Directions:
In the listing that follows, retype every line from the first through the one containing "titleLines.forEach((l, i) =>". Pictures are to be left out.

Entries shown:
● ● ● ● ●

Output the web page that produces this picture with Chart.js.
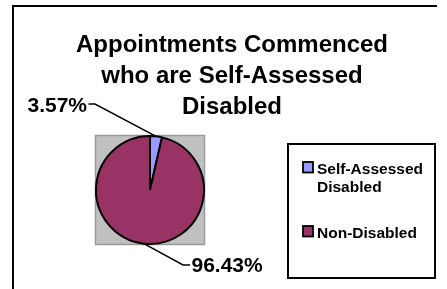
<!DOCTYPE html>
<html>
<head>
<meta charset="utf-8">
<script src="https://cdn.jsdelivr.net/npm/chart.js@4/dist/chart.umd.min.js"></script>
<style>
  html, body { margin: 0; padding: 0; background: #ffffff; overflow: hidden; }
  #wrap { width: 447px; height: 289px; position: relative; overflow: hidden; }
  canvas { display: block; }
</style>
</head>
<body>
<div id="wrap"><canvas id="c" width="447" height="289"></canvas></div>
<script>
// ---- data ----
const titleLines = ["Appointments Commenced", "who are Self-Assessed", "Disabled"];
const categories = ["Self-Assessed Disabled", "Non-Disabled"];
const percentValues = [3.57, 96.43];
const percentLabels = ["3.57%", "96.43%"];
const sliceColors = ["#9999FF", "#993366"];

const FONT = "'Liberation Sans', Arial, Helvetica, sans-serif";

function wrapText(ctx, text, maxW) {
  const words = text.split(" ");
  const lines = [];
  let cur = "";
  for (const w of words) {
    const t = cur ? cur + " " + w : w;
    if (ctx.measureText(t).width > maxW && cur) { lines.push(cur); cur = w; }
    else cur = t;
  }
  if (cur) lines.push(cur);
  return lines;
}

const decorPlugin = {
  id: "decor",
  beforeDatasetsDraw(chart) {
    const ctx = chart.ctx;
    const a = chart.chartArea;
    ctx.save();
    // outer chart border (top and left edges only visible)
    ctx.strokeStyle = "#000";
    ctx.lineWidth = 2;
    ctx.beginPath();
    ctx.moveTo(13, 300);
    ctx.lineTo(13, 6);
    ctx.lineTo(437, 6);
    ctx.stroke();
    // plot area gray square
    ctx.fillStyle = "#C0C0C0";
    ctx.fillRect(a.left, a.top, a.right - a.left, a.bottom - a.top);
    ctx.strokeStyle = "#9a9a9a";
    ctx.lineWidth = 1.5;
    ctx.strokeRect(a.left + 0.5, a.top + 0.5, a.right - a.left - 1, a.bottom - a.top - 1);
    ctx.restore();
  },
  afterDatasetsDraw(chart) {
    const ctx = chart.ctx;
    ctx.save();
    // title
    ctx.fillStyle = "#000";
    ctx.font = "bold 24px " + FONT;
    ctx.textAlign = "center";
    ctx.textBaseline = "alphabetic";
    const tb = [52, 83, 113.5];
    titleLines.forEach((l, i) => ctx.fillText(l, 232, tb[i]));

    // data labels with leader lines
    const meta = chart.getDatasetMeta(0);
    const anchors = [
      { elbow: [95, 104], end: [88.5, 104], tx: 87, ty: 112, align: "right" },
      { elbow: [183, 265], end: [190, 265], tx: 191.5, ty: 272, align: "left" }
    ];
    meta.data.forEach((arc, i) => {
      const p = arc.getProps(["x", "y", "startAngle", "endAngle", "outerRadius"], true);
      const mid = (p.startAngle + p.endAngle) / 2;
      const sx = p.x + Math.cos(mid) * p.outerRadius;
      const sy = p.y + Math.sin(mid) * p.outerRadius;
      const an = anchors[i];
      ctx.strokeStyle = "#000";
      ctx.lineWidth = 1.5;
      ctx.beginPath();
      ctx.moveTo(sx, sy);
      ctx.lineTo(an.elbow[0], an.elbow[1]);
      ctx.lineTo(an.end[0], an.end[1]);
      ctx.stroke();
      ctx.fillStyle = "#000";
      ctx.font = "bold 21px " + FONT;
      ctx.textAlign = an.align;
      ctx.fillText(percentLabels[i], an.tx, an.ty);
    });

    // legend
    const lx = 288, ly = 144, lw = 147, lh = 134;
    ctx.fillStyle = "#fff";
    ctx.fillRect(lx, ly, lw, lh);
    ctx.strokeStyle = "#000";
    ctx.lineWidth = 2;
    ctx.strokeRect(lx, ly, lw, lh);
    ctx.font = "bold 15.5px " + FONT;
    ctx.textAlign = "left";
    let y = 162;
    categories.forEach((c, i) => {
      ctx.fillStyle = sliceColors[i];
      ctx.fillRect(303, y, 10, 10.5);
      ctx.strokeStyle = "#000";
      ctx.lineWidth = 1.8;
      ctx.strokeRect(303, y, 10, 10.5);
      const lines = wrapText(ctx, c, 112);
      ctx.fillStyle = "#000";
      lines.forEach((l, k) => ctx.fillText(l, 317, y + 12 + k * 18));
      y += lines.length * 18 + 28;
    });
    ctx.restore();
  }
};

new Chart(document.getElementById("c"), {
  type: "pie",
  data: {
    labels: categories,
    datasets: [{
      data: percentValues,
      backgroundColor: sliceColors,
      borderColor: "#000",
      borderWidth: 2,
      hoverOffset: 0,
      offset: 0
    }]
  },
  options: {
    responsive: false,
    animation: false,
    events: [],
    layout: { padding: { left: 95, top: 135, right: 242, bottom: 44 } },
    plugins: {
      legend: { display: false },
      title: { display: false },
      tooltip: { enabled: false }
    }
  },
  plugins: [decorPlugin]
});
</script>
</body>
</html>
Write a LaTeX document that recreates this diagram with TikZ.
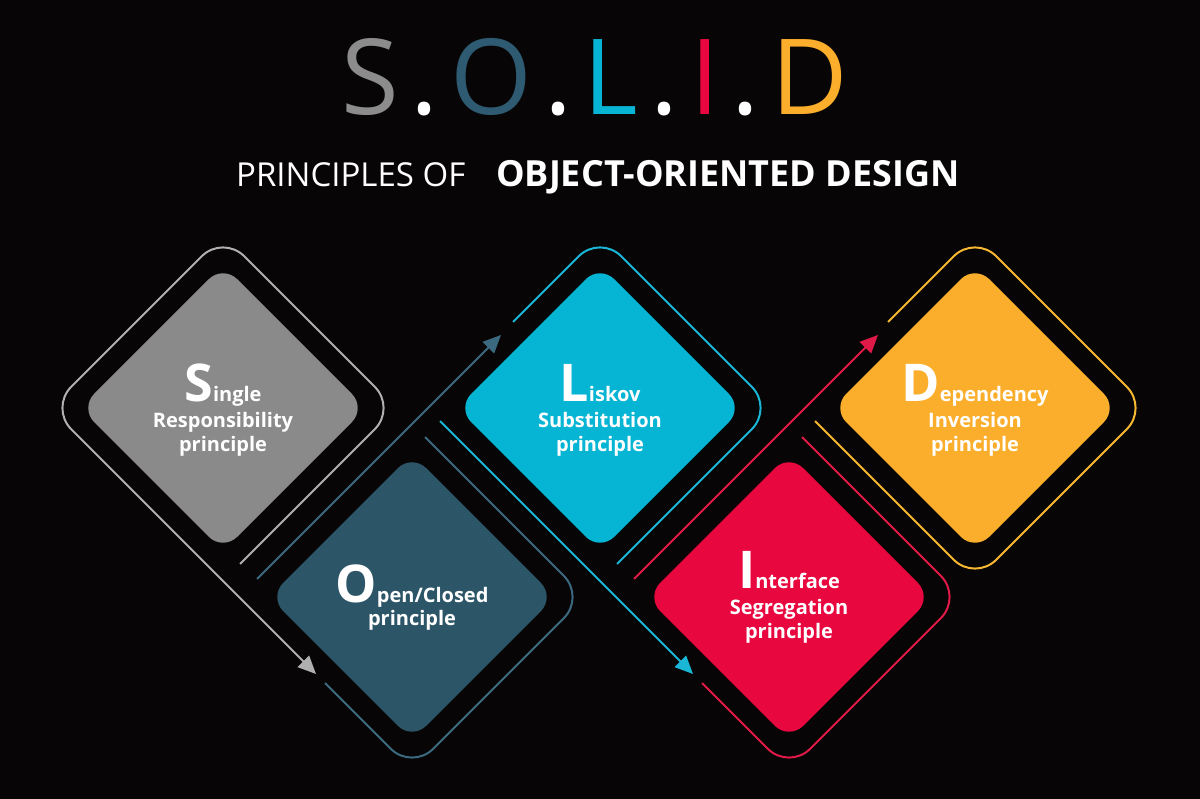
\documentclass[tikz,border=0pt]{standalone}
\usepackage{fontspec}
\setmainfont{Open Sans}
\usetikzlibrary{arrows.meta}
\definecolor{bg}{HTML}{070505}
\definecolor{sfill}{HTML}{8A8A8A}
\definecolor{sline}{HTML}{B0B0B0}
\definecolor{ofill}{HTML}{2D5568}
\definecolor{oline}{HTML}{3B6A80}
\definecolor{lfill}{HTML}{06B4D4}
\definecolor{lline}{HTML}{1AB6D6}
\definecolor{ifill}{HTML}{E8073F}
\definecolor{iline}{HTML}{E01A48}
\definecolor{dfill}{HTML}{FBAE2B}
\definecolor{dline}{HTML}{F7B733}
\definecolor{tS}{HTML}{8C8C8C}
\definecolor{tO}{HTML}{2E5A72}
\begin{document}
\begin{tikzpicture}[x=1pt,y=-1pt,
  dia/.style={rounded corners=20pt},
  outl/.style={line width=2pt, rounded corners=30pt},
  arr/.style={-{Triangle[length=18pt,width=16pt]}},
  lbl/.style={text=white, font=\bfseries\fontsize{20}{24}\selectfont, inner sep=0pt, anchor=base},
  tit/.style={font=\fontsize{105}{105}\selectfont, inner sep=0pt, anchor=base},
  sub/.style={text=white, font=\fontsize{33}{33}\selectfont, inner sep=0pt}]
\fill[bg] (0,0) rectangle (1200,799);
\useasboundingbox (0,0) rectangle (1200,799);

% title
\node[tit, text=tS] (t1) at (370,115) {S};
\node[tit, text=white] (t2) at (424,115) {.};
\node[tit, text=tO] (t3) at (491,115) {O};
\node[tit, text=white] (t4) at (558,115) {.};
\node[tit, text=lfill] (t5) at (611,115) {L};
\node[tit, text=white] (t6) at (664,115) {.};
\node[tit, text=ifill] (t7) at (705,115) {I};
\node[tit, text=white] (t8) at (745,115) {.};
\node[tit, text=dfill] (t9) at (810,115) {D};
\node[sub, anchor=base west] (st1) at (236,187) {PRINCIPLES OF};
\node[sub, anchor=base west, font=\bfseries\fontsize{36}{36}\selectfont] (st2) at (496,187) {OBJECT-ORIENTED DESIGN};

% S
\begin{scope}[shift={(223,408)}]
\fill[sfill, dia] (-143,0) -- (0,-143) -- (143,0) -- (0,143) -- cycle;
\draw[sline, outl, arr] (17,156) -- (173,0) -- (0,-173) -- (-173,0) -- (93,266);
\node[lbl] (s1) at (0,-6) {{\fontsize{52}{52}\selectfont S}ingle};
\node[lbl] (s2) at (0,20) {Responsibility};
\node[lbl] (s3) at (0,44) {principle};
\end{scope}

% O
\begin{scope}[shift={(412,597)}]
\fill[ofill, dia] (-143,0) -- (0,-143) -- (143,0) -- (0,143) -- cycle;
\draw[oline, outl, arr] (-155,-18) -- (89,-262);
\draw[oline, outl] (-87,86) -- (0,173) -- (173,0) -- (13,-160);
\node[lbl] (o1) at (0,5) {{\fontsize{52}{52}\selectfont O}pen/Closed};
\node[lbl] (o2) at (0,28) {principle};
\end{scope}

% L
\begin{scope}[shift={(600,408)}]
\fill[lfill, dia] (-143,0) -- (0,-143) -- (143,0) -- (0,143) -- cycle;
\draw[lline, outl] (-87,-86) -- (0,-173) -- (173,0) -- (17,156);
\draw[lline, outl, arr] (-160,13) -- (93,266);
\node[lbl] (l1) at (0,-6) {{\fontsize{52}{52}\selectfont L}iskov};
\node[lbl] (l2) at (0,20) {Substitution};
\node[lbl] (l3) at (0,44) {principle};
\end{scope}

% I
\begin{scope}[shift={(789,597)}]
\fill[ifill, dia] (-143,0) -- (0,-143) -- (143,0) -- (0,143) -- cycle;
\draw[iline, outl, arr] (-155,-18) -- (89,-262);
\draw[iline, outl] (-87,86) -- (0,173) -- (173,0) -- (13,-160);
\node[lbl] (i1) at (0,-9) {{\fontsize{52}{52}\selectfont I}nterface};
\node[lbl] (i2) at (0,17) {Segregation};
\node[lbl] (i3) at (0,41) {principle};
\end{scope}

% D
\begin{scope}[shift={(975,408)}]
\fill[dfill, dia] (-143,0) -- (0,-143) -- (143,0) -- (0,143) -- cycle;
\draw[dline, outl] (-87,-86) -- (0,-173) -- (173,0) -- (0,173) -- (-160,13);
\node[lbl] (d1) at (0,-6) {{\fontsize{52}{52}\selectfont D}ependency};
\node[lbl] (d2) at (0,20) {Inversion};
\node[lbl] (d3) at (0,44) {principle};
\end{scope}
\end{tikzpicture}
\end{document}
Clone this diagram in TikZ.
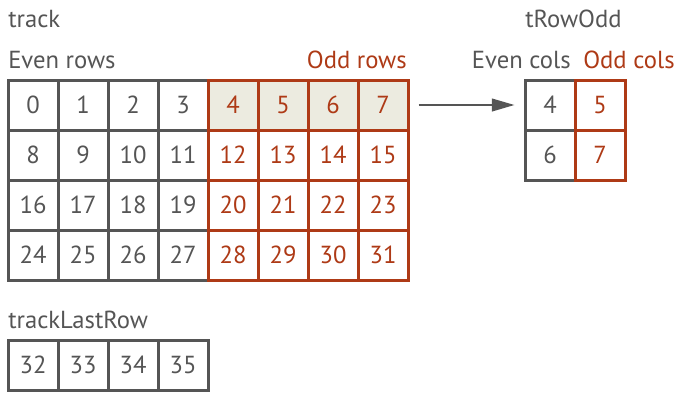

● ● ● ● ●

Written response:
Output the web page that produces this picture with Chart.js.
<!DOCTYPE html>
<html>
<head>
<meta charset="utf-8">
<script src="https://cdn.jsdelivr.net/npm/chart.js@4/dist/chart.umd.min.js"></script>
<style>
  html, body { margin: 0; padding: 0; background: #ffffff; overflow: hidden; }
  #wrap { width: 447px; height: 289px; position: relative; overflow: hidden; }
  canvas { display: block; }
</style>
</head>
<body>
<div id="wrap"><canvas id="c" width="447" height="289"></canvas></div>
<script>
// ---- data ----
const titleLines = ["Appointments Commenced", "who are Self-Assessed", "Disabled"];
const categories = ["Self-Assessed Disabled", "Non-Disabled"];
const percentValues = [3.57, 96.43];
const percentLabels = ["3.57%", "96.43%"];
const sliceColors = ["#9999FF", "#993366"];

const FONT = "'Liberation Sans', Arial, Helvetica, sans-serif";

function wrapText(ctx, text, maxW) {
  const words = text.split(" ");
  const lines = [];
  let cur = "";
  for (const w of words) {
    const t = cur ? cur + " " + w : w;
    if (ctx.measureText(t).width > maxW && cur) { lines.push(cur); cur = w; }
    else cur = t;
  }
  if (cur) lines.push(cur);
  return lines;
}

const decorPlugin = {
  id: "decor",
  beforeDatasetsDraw(chart) {
    const ctx = chart.ctx;
    const a = chart.chartArea;
    ctx.save();
    // outer chart border (top and left edges only visible)
    ctx.strokeStyle = "#000";
    ctx.lineWidth = 2;
    ctx.beginPath();
    ctx.moveTo(13, 300);
    ctx.lineTo(13, 6);
    ctx.lineTo(437, 6);
    ctx.stroke();
    // plot area gray square
    ctx.fillStyle = "#C0C0C0";
    ctx.fillRect(a.left, a.top, a.right - a.left, a.bottom - a.top);
    ctx.strokeStyle = "#9a9a9a";
    ctx.lineWidth = 1.5;
    ctx.strokeRect(a.left + 0.5, a.top + 0.5, a.right - a.left - 1, a.bottom - a.top - 1);
    ctx.restore();
  },
  afterDatasetsDraw(chart) {
    const ctx = chart.ctx;
    ctx.save();
    // title
    ctx.fillStyle = "#000";
    ctx.font = "bold 24px " + FONT;
    ctx.textAlign = "center";
    ctx.textBaseline = "alphabetic";
    const tb = [52, 83, 113.5];
    titleLines.forEach((l, i) => ctx.fillText(l, 232, tb[i]));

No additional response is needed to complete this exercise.